◆ **WHAT THE TASK REQUIRES**:
Pull every "this" line out of the data below.

◆ **INPUT ROWS**:
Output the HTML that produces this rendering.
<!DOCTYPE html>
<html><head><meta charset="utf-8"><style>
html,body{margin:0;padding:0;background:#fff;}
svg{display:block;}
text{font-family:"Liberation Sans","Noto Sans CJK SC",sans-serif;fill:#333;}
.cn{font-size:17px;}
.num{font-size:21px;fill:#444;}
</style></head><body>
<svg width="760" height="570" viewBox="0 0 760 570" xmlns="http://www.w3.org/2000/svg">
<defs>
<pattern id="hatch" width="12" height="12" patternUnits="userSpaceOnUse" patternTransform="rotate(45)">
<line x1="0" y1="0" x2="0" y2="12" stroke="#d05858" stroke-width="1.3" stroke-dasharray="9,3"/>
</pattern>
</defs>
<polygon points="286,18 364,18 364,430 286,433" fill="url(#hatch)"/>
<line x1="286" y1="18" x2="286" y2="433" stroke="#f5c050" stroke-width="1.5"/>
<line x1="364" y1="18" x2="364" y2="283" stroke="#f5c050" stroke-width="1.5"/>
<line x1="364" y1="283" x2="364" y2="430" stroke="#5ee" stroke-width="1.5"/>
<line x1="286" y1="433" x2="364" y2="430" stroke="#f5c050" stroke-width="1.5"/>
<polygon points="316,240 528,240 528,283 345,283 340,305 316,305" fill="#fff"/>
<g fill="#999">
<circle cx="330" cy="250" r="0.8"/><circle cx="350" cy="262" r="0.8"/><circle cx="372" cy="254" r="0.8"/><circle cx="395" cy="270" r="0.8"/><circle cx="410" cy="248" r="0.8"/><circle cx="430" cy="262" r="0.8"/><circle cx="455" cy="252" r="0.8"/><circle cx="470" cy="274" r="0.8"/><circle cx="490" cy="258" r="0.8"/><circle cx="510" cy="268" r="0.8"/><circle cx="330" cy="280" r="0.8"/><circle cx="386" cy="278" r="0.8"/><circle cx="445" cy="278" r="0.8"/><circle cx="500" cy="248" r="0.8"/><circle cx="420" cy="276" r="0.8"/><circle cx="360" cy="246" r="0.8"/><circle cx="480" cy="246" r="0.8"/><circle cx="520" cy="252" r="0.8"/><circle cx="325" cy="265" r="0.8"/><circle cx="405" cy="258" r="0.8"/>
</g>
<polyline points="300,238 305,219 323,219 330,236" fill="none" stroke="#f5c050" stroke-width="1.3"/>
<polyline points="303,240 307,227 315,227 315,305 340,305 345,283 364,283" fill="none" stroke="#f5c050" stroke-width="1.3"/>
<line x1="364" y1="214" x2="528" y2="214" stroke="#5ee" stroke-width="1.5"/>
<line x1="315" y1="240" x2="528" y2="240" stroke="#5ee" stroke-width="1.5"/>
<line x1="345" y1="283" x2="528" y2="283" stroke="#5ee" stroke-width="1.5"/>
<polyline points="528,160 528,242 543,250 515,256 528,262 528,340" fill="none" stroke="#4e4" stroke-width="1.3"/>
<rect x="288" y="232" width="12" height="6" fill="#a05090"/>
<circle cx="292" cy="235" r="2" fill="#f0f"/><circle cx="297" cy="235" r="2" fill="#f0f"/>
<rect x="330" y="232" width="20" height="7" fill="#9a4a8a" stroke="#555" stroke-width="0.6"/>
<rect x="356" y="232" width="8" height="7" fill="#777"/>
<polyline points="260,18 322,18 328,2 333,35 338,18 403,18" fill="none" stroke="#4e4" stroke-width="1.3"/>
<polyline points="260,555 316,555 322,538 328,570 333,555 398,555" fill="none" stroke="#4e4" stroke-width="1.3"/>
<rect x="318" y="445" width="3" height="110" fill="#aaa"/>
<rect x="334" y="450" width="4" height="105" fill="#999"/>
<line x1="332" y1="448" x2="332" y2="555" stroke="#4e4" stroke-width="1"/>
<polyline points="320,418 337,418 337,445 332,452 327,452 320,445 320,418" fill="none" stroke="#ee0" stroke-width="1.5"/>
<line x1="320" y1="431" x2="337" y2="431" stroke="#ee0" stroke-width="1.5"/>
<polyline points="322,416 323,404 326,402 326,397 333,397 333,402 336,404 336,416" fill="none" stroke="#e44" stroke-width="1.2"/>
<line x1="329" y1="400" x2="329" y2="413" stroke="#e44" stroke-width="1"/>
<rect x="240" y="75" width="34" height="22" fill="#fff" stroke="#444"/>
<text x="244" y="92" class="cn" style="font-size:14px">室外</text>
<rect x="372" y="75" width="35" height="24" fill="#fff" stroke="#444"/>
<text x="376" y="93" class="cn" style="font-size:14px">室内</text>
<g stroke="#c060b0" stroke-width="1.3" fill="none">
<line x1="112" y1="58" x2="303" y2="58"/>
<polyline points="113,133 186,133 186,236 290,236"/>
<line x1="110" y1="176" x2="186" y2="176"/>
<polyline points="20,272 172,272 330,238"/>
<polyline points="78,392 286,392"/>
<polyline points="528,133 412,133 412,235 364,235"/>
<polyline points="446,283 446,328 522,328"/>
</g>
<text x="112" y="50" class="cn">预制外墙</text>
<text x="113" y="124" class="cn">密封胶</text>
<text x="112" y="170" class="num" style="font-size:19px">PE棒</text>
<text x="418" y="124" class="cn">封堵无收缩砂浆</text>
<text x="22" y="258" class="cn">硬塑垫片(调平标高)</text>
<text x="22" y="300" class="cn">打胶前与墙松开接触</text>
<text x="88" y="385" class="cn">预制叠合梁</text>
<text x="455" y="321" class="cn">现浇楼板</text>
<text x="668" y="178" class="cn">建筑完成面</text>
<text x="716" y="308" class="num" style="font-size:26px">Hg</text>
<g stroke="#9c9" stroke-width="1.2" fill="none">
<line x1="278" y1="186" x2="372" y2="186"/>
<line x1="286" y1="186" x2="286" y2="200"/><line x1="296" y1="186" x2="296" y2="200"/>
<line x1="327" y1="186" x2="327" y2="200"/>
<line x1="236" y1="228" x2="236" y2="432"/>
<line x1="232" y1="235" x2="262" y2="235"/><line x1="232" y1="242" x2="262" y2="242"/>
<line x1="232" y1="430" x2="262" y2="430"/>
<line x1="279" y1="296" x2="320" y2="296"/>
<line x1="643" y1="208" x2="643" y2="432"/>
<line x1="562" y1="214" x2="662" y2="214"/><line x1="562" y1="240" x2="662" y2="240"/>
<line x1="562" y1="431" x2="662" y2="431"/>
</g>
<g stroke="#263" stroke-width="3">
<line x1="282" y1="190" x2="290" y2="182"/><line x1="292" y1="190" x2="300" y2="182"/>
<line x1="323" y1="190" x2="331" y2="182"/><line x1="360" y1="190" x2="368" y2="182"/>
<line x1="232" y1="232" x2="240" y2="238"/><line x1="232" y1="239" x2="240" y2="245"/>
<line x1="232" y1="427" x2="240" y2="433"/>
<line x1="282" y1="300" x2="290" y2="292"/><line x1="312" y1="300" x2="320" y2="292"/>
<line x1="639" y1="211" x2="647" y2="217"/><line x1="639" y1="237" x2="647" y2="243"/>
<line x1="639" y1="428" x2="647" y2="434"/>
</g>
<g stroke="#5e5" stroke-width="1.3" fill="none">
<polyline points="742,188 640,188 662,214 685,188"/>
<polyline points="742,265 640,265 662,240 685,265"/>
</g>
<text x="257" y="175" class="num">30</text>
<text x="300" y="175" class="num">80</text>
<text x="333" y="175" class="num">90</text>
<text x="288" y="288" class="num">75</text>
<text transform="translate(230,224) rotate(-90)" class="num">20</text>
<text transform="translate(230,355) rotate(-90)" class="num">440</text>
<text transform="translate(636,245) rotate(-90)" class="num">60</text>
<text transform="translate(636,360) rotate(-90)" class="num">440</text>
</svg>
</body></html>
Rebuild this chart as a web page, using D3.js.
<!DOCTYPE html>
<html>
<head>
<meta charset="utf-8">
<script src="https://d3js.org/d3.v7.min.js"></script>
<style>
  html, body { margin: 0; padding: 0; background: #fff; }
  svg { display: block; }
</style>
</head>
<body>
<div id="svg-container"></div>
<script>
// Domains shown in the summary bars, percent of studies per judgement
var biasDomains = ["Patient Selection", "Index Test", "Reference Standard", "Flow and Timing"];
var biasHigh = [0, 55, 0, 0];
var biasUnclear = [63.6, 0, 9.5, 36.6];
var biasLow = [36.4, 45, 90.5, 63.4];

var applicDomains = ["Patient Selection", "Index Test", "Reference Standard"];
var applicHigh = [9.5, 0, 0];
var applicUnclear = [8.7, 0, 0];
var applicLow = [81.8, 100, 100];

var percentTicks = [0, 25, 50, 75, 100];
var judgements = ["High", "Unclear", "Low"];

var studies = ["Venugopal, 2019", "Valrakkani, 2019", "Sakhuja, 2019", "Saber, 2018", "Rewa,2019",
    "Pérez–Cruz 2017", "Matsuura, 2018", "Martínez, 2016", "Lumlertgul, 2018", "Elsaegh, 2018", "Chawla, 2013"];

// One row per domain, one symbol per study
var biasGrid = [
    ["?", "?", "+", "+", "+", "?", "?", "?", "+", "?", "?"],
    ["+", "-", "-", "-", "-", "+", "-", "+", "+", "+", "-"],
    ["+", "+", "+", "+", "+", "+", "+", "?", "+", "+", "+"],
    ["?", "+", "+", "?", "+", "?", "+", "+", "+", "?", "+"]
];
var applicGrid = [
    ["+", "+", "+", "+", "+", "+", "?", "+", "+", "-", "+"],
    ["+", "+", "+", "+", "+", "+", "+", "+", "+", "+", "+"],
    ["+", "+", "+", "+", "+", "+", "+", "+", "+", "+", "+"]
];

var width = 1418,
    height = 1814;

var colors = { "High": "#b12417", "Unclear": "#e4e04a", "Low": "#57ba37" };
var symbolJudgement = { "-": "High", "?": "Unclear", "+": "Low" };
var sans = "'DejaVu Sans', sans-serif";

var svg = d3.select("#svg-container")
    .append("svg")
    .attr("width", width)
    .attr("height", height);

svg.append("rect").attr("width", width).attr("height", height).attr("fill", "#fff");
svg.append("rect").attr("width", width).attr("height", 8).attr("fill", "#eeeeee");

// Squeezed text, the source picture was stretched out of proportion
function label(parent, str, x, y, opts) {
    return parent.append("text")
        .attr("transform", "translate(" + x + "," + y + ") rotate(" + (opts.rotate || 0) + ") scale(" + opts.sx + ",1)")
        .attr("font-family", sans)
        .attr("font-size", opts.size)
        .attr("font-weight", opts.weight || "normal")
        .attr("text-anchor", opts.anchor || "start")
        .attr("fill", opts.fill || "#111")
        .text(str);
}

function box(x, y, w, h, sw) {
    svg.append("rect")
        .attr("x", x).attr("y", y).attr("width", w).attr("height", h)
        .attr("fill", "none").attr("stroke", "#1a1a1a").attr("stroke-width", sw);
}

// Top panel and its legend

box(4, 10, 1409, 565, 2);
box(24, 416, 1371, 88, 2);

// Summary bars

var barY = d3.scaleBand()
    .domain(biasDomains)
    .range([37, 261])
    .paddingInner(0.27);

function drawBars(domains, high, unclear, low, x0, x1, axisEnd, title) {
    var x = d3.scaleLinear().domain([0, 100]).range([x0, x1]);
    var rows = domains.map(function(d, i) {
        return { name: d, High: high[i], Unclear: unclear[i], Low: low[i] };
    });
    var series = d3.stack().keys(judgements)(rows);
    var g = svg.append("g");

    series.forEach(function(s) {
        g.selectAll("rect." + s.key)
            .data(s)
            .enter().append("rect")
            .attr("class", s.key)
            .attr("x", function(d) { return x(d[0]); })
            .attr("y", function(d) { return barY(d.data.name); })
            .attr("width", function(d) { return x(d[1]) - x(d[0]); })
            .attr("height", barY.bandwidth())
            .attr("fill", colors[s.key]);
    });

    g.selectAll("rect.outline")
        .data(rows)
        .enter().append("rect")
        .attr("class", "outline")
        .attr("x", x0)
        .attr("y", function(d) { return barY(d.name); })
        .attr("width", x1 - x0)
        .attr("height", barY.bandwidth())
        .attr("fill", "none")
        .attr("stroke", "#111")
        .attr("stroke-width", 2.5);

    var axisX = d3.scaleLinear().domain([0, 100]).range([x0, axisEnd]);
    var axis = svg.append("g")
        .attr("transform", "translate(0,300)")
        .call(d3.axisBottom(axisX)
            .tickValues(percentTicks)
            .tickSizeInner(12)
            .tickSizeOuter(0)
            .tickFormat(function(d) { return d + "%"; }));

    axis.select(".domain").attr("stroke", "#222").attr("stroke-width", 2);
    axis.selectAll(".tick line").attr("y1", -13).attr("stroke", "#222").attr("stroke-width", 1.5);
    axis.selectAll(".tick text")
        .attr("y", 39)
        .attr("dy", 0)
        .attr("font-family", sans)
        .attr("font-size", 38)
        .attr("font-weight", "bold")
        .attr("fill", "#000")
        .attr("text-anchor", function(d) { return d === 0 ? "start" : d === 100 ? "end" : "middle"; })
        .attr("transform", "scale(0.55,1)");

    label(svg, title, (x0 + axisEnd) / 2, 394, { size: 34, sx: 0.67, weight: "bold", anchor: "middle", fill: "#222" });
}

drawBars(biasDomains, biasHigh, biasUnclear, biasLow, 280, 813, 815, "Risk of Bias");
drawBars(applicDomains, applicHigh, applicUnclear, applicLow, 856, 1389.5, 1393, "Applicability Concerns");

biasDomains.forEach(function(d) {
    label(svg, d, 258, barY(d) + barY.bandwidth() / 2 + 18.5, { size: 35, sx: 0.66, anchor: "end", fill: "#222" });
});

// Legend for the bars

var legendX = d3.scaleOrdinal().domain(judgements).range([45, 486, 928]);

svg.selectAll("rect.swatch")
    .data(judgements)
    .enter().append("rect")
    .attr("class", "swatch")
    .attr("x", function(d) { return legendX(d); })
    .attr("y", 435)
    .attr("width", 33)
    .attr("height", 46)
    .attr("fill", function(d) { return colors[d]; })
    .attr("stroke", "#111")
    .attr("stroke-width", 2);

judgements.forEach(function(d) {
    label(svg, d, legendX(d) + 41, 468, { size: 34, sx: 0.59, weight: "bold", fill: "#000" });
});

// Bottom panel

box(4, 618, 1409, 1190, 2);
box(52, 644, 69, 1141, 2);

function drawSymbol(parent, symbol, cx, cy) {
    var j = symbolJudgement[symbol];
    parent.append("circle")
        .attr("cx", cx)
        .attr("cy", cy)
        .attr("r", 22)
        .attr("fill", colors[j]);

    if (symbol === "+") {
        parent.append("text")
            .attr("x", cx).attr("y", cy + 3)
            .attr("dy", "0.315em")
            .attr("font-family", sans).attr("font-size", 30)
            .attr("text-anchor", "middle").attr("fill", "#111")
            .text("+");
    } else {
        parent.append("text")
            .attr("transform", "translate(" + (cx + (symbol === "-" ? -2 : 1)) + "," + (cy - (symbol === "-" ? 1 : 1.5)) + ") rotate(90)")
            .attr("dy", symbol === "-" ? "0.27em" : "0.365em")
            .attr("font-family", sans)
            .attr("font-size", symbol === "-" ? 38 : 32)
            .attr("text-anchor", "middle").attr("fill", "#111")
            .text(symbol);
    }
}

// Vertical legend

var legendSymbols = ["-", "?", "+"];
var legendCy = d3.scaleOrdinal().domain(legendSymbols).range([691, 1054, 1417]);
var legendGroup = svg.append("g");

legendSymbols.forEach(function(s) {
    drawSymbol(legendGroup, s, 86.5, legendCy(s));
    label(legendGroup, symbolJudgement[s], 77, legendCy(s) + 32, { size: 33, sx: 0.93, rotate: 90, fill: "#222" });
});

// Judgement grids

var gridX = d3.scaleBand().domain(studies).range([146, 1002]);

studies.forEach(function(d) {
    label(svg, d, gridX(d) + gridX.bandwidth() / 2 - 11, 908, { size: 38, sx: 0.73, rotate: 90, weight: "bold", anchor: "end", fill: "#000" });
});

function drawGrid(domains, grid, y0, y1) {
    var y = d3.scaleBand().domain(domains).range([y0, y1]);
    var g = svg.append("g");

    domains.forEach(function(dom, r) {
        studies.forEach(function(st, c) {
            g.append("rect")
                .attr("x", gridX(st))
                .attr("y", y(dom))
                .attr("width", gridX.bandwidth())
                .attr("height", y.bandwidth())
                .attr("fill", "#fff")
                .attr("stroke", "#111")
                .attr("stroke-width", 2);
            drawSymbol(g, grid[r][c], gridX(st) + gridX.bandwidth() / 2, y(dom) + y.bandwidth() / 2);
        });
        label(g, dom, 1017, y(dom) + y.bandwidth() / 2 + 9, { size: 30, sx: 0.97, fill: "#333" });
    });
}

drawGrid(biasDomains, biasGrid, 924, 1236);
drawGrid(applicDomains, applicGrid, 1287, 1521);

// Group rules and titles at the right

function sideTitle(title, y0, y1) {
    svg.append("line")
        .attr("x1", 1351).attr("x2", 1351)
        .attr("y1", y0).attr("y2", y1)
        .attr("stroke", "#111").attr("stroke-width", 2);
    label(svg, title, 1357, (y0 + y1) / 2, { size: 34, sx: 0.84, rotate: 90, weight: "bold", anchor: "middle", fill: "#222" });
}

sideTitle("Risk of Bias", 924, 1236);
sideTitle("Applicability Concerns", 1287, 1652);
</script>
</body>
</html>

◆ **FINISHED TASK**:
Output the HTML that produces this rendering.
Rebuild this chart as a web page, using D3.js.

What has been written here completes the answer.